● **Provided records**:
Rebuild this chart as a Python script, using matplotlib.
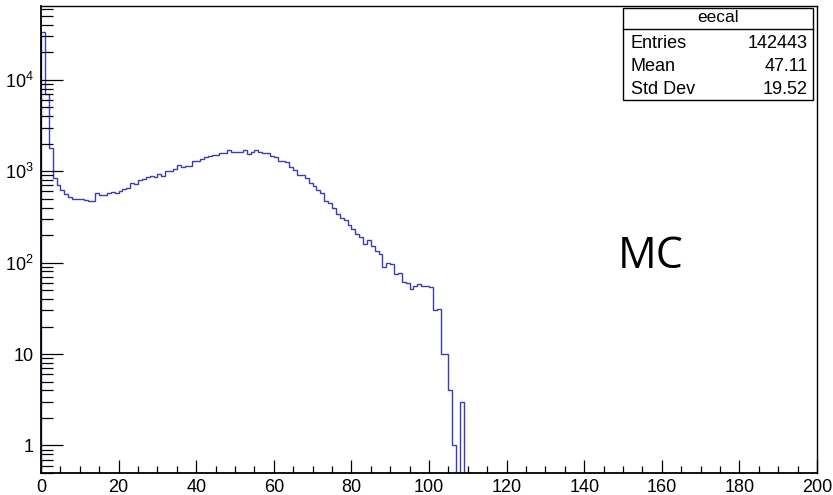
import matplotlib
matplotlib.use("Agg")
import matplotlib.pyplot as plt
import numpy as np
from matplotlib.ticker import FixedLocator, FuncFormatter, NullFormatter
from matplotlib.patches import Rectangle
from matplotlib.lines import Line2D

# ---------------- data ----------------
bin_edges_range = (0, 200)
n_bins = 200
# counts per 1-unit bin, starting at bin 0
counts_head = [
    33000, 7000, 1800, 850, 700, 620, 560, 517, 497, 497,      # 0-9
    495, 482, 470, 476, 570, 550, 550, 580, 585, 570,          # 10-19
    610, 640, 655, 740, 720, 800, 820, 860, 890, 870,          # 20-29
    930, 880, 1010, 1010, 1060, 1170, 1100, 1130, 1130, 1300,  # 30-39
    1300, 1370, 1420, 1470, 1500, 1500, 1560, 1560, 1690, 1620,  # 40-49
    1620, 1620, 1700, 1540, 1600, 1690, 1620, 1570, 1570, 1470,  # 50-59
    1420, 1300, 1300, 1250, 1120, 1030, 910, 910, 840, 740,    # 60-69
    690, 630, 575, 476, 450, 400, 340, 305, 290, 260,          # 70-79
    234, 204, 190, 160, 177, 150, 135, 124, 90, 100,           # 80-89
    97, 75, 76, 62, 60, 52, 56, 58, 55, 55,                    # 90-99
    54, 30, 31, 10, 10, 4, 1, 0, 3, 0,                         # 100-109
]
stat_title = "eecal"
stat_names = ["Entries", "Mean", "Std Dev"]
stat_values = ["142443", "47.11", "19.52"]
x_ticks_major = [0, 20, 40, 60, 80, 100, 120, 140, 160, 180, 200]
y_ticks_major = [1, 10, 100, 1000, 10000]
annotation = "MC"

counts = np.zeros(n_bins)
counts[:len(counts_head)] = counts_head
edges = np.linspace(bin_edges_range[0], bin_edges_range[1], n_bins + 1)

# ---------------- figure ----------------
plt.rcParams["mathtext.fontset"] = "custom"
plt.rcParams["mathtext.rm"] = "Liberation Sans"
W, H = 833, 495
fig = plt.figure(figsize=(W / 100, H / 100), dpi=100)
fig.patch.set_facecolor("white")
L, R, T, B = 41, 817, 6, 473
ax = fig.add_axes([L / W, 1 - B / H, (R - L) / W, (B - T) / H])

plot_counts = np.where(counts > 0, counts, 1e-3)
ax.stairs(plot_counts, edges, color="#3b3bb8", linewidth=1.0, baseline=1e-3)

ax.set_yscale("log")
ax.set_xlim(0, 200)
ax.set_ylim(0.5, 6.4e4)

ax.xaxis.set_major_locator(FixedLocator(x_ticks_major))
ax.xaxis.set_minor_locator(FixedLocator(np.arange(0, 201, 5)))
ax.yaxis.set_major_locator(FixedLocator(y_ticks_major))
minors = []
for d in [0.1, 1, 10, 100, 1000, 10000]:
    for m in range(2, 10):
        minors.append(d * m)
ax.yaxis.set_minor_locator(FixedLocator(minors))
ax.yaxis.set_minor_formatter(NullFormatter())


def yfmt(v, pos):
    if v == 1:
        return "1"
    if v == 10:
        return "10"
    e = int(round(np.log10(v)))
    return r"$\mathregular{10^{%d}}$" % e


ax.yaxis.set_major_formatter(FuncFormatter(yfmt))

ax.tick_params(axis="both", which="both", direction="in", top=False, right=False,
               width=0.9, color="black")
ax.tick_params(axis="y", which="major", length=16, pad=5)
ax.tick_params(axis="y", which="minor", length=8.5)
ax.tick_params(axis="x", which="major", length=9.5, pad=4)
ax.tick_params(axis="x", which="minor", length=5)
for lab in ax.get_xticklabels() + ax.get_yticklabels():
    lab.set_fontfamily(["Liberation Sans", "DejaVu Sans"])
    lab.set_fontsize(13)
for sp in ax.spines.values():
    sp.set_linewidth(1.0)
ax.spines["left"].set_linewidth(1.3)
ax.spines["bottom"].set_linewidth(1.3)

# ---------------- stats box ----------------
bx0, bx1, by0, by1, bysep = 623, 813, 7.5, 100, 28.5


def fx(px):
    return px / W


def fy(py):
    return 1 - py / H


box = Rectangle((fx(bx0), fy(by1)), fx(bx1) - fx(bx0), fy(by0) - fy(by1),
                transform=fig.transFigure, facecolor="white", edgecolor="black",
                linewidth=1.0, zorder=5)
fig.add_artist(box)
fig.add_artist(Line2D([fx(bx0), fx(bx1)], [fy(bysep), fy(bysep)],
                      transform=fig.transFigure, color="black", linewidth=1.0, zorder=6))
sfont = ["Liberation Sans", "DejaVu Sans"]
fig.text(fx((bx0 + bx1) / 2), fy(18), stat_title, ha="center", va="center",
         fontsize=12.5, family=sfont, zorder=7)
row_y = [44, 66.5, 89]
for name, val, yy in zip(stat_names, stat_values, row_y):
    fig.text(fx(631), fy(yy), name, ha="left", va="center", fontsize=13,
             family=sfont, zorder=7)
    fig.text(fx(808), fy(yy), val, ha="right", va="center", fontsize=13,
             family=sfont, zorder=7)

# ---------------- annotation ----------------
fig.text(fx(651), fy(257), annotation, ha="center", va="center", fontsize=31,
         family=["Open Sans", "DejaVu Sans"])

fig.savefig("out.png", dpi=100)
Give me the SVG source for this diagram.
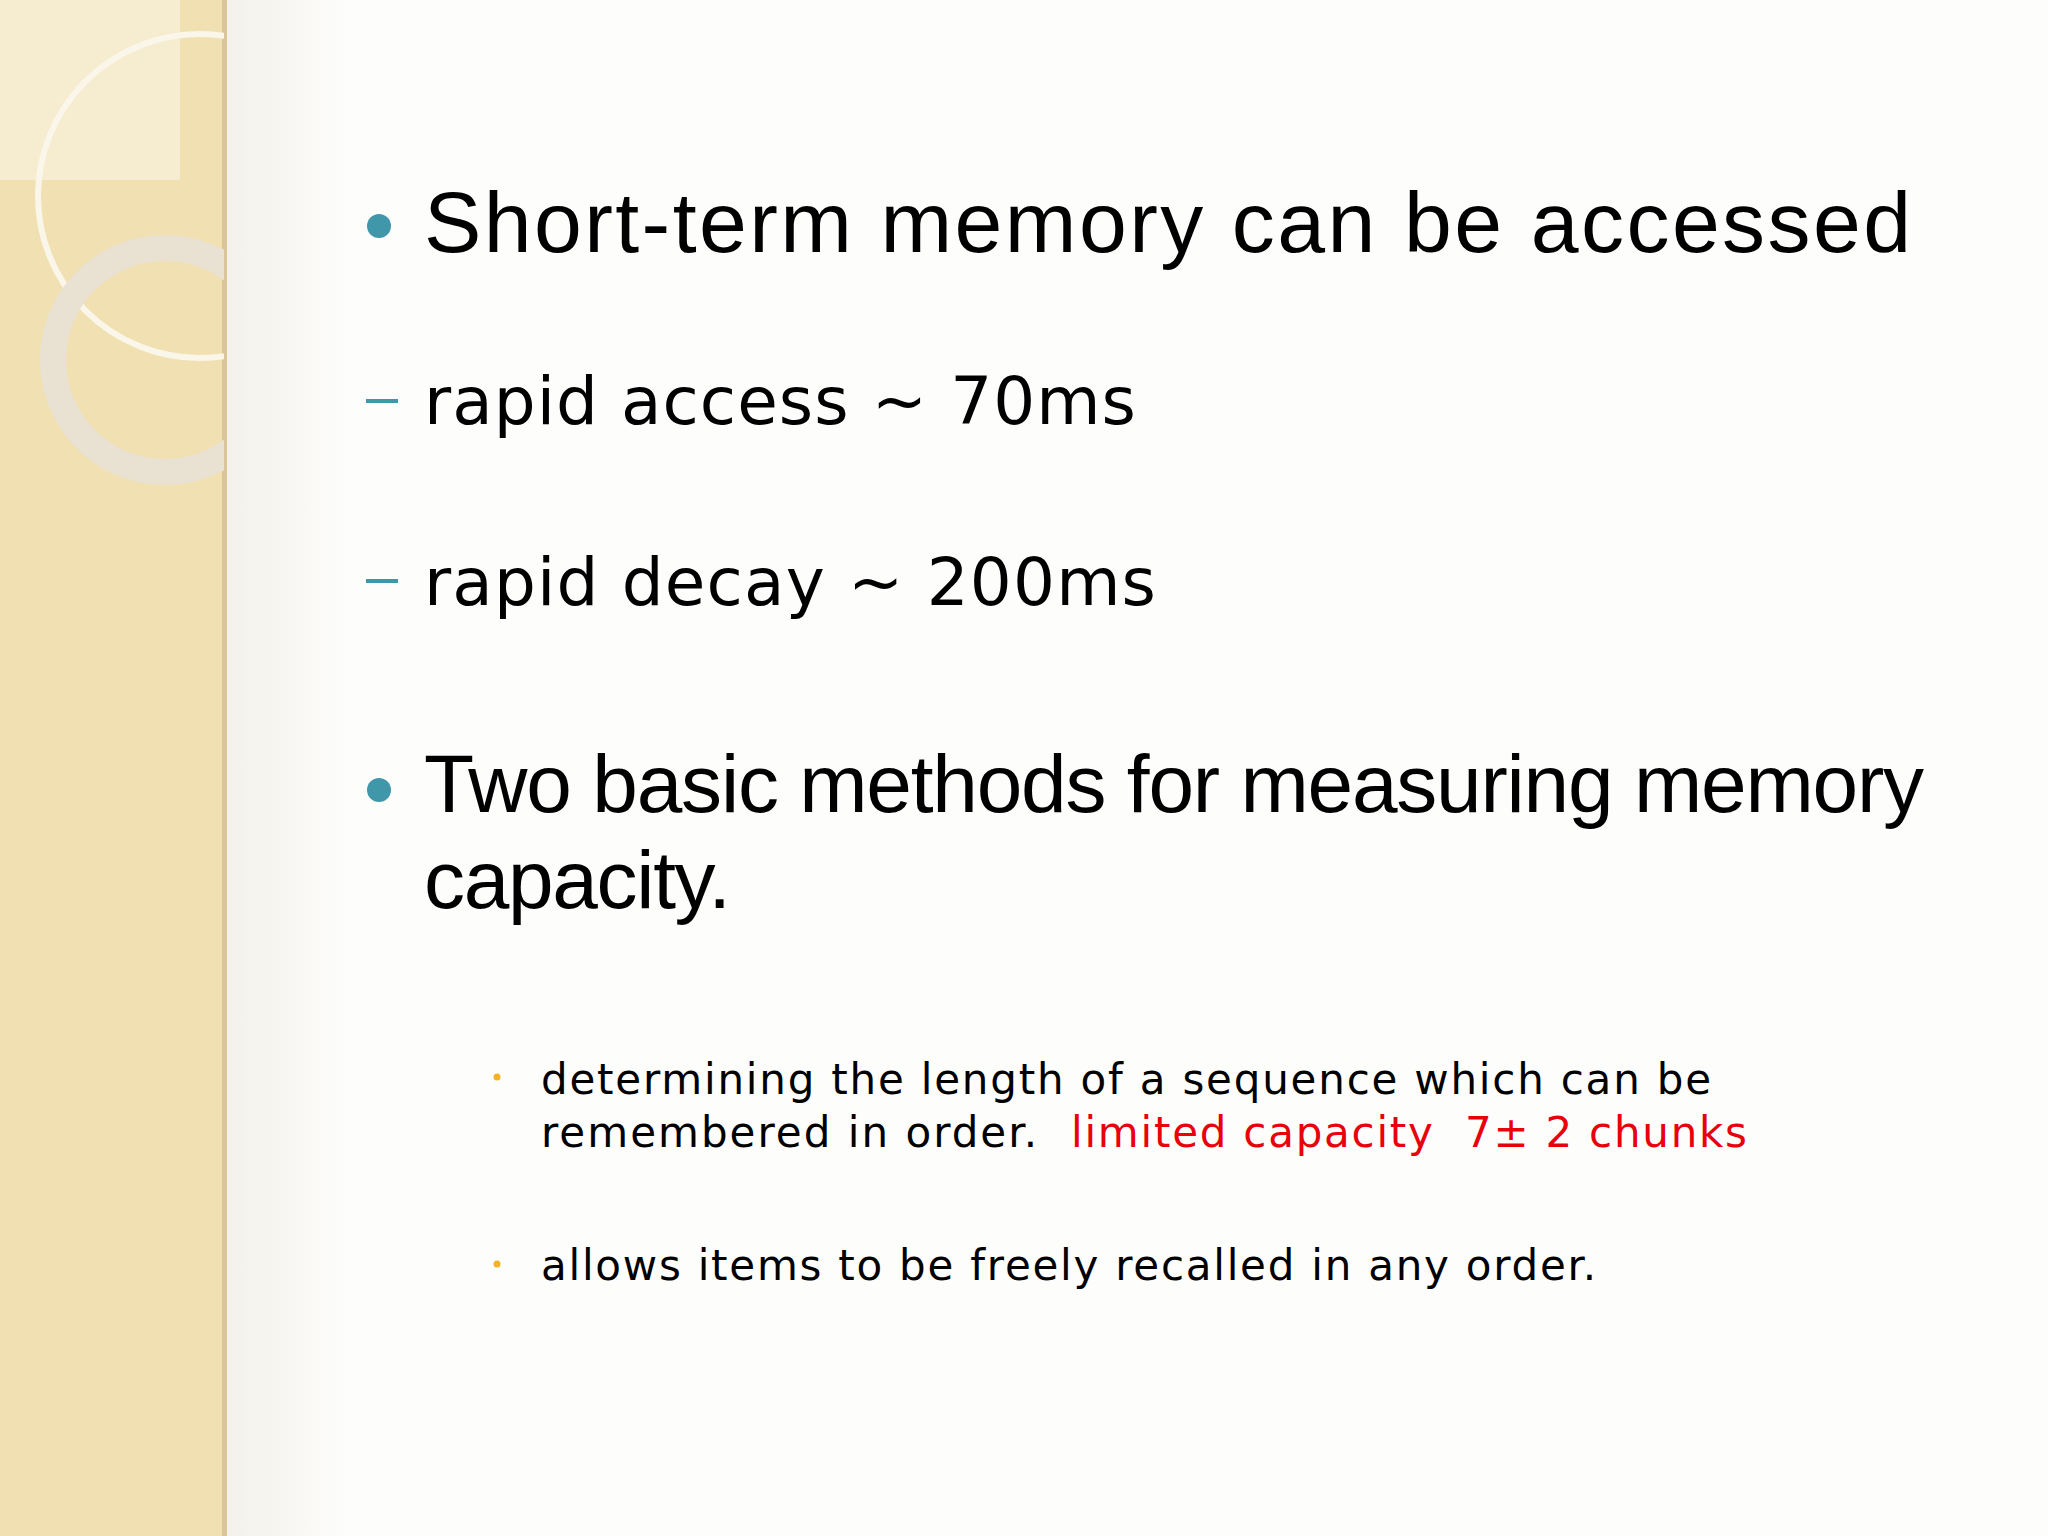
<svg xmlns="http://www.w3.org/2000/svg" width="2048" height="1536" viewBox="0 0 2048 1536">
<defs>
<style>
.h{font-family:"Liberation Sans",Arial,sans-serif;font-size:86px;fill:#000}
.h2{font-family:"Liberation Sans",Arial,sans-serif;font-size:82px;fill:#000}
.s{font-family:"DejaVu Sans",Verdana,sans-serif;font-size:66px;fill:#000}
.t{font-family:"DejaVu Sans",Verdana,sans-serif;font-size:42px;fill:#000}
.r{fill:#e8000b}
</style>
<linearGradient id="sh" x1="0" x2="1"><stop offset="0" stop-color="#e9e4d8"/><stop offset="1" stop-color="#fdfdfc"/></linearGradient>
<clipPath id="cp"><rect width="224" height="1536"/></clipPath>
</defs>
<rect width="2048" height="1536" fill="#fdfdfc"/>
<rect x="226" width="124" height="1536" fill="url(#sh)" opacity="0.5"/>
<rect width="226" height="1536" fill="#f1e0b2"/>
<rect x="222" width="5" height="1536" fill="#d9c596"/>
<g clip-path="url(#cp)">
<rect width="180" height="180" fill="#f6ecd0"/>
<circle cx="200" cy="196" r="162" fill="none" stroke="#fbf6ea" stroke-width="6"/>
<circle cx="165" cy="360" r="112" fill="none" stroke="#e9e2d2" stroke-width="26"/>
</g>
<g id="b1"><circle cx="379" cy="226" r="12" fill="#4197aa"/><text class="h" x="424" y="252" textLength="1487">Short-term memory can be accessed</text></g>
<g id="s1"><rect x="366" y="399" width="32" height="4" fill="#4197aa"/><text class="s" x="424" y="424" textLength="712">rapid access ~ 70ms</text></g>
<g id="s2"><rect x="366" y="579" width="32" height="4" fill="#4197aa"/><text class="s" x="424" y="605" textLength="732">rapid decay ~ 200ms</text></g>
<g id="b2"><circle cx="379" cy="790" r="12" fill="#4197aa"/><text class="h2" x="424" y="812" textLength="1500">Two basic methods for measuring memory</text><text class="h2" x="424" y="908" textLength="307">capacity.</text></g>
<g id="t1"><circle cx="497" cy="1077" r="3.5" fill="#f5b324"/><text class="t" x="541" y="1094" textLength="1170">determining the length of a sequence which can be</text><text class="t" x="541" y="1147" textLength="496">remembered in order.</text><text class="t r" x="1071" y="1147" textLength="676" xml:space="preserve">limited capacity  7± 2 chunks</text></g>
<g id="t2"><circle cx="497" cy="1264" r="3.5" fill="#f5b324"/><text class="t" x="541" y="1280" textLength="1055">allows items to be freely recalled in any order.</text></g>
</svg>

● **Aim**: Filter the entries down to the lines with the word "matplotlib" in them.

● **Correct result**:
Rebuild this chart as a Python script, using matplotlib.
import matplotlib
matplotlib.use("Agg")
import matplotlib.pyplot as plt
from matplotlib.ticker import FixedLocator, FuncFormatter, NullFormatter
from matplotlib.patches import Rectangle
from matplotlib.lines import Line2D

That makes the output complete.